Ashura commemorated in Iran

Mourning ceremonies for the martyrdom of Imam Hussein (AS) on the day of Ashura were held on Saturday and Sunday all over Iran amid strict observation of coronavirus-related health protocols.

Every year, the Iranian people, along with other Shiite Muslims around the world, hold mourning rituals for the Imam’s martyrdom during the first 10 days of the Islamic lunar month of Muharram. The mourning ceremonies reach their peak on the 9th day of Muharram, or Tasua, and the 10th day, or Ashura.

Ashura marks the martyrdom anniversary of Imam Hussein (AS), the grandson of the Prophet Mohammad (PBUH) who was martyred in the Battle of Karbala on October 10, 680 (Muharram 10, 61 AH), nearly 14 centuries ago. The Imam’s heartbreaking martyrdom sent shock waves through the Muslim world as he was widely seen as a hero who sacrificed his life to challenge the corrupt ruler, Yazid ibn Mu’awiya.

On Sunday, millions of Iranians held nationwide rituals to commemorate the martyrdom of Imam Hussein (AS), according to a Tasnim report.

This year’s Ashura came at a time when mourning ceremonies were held under health protocols amid fears of another wave of coronavirus, which has killed more than 21,000 people in Iran so far.

The mourners observed health protocols and social-distancing rules while taking part in the ceremonies across the country, a move that was praised by senior officials.

In a message to the people, President Hassan Rouhani showered the mourners with praise for observing health protocols including social-distancing.

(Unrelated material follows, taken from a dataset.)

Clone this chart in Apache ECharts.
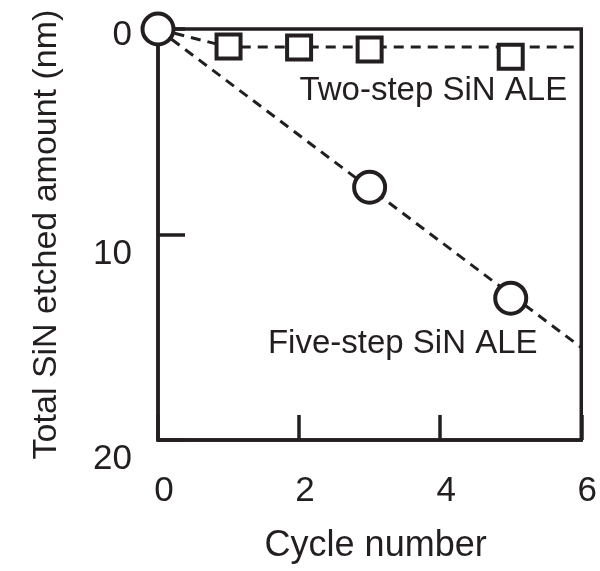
<!DOCTYPE html>
<html>
<head>
<meta charset="utf-8">
<script src="https://cdn.jsdelivr.net/npm/echarts@6/dist/echarts.min.js"></script>
<style>html,body{margin:0;padding:0;background:#fff}#c{width:600px;height:571px}</style>
</head>
<body>
<div id="c"></div>
<script>
// Data
const xTicks = [0, 2, 4, 6];
const yTicks = [0, 10, 20];
const fiveStepX = [0, 3, 5];
const fiveStepY = [0, 7.7, 13.1];
const twoStepX = [1, 2, 3, 5];
const twoStepY = [0.85, 0.9, 1.0, 1.35];
const twoStepGuideX = [0, 1, 6];
const twoStepGuideY = [0, 0.88, 0.88];
const fiveStepGuideX = [0, 6];
const fiveStepGuideY = [0, 15.5];
const labelNames = ['Two-step SiN ALE', 'Five-step SiN ALE'];
const labelX = [5.80, 5.38];
const labelY = [3.0, 15.3];

const ink = '#231f20';
const font = 'Liberation Sans, Arial, Helvetica, sans-serif';
const zip = (a, b) => a.map((v, i) => [v, b[i]]);

const chart = echarts.init(document.getElementById('c'), null, {renderer: 'canvas'});
chart.setOption({
  animation: false,
  backgroundColor: '#fff',
  grid: {left: 158, top: 29, right: 18, bottom: 131, show: true, borderColor: ink, borderWidth: 3.5, backgroundColor: 'transparent'},
  xAxis: {
    type: 'value', position: 'bottom', min: xTicks[0], max: xTicks[xTicks.length - 1], interval: 2,
    name: 'Cycle number', nameLocation: 'middle', nameGap: 88,
    nameTextStyle: {fontSize: 36, color: ink, fontFamily: font, padding: [0, 0, 0, 12]},
    axisLine: {show: true, onZero: false, lineStyle: {color: ink, width: 3.5}},
    axisTick: {show: true, inside: true, length: 25, lineStyle: {color: ink, width: 3.5}},
    axisLabel: {fontSize: 35, color: ink, fontFamily: font, margin: 34, padding: [0, 0, 0, 12]},
    splitLine: {show: false}
  },
  yAxis: {
    type: 'value', inverse: true, min: yTicks[0], max: yTicks[yTicks.length - 1], interval: 10,
    name: 'Total SiN etched amount (nm)', nameLocation: 'middle', nameGap: 94,
    nameTextStyle: {fontSize: 34, color: ink, fontFamily: font},
    axisLine: {show: true, onZero: false, lineStyle: {color: ink, width: 3.5}},
    axisTick: {show: true, inside: true, length: 27, lineStyle: {color: ink, width: 3.5}},
    axisLabel: {
      fontSize: 35, color: ink, fontFamily: font, margin: 26, verticalAlign: 'top',
      formatter: v => v === 0 ? '{z|0}' : '{n|' + v + '}',
      rich: {z: {fontSize: 35, color: ink, fontFamily: font, lineHeight: 13}, n: {fontSize: 35, color: ink, fontFamily: font, lineHeight: 39}}
    },
    splitLine: {show: false}
  },
  series: [
    {
      type: 'line', data: zip(twoStepGuideX, twoStepGuideY), symbol: 'none', z: 1, silent: true,
      lineStyle: {color: ink, width: 3, type: [10, 7]}
    },
    {
      type: 'line', data: zip(fiveStepGuideX, fiveStepGuideY), symbol: 'none', z: 1, silent: true,
      lineStyle: {color: ink, width: 3, type: [10, 7]}
    },
    {
      type: 'scatter', data: zip(twoStepX, twoStepY), symbol: 'rect', symbolSize: 24, clip: false, z: 5,
      itemStyle: {color: '#fff', borderColor: ink, borderWidth: 4, opacity: 1}
    },
    {
      type: 'scatter', data: zip(fiveStepX, fiveStepY), symbol: 'circle', symbolSize: 31, clip: false, z: 5,
      itemStyle: {color: '#fff', borderColor: ink, borderWidth: 4, opacity: 1}
    },
    {
      type: 'scatter', symbolSize: 0, z: 6, silent: true,
      itemStyle: {opacity: 1},
      data: labelNames.map((n, i) => ({name: n, value: [labelX[i], labelY[i]]})),
      label: {show: true, position: 'inside', align: 'right', verticalAlign: 'middle', formatter: p => p.name,
        fontSize: 33, color: ink, opacity: 1, fontFamily: font}
    }
  ]
});
</script>
</body>
</html>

“Now, the most accurate images of observing social-distancing in our collective memory are the images that will remain from this year’s mourning, and what more precious pride and honor than this,” Rouhani said.

Interior Minister Abdolreza Rahmani Fazli also issued a message to thank the mourners for observing health protocols.

Before Ashura ceremonies begin, the National Coronavirus Combat and Prevention Headquarters issued strict health guidelines for all religious associations, which planned to commemorate the occasion. Gatherings inside closed spaces were prohibited over fears of another coronavirus wave. Instead, mourners were advised to hold mourning ceremonies in open areas such as squares and streets while observing social distancing rules and wearing face masks. During the past 10 days, many squares and streets, among other places, have been turned into new venues for mourning instead of traditional places such as mosques and Hussainiyas.

In Tehran, mourners poured into the streets and squares of the capital in large numbers to listen to clergymen and eulogists praising Imam Hussein (AS) while keeping a safe distance between themselves.  Members of congregations (Heiats) also staged processions while beating drums in a sign of remembering the Battle of Karbala. Similar mourning rituals were held on the day of Ashura in other provinces across Iran.

Mourning ceremonies are not limited to weeping and beating chests. Cooking votive food, called Nazri, and distributing it among passers-by and the poor is also an integral part of the ceremonies, which is very popular among ordinary people. Some believe that serving or eating Nazri food makes their lives more blessed. During this year’s Muharram, Nazri foods were distributed among the people as usual.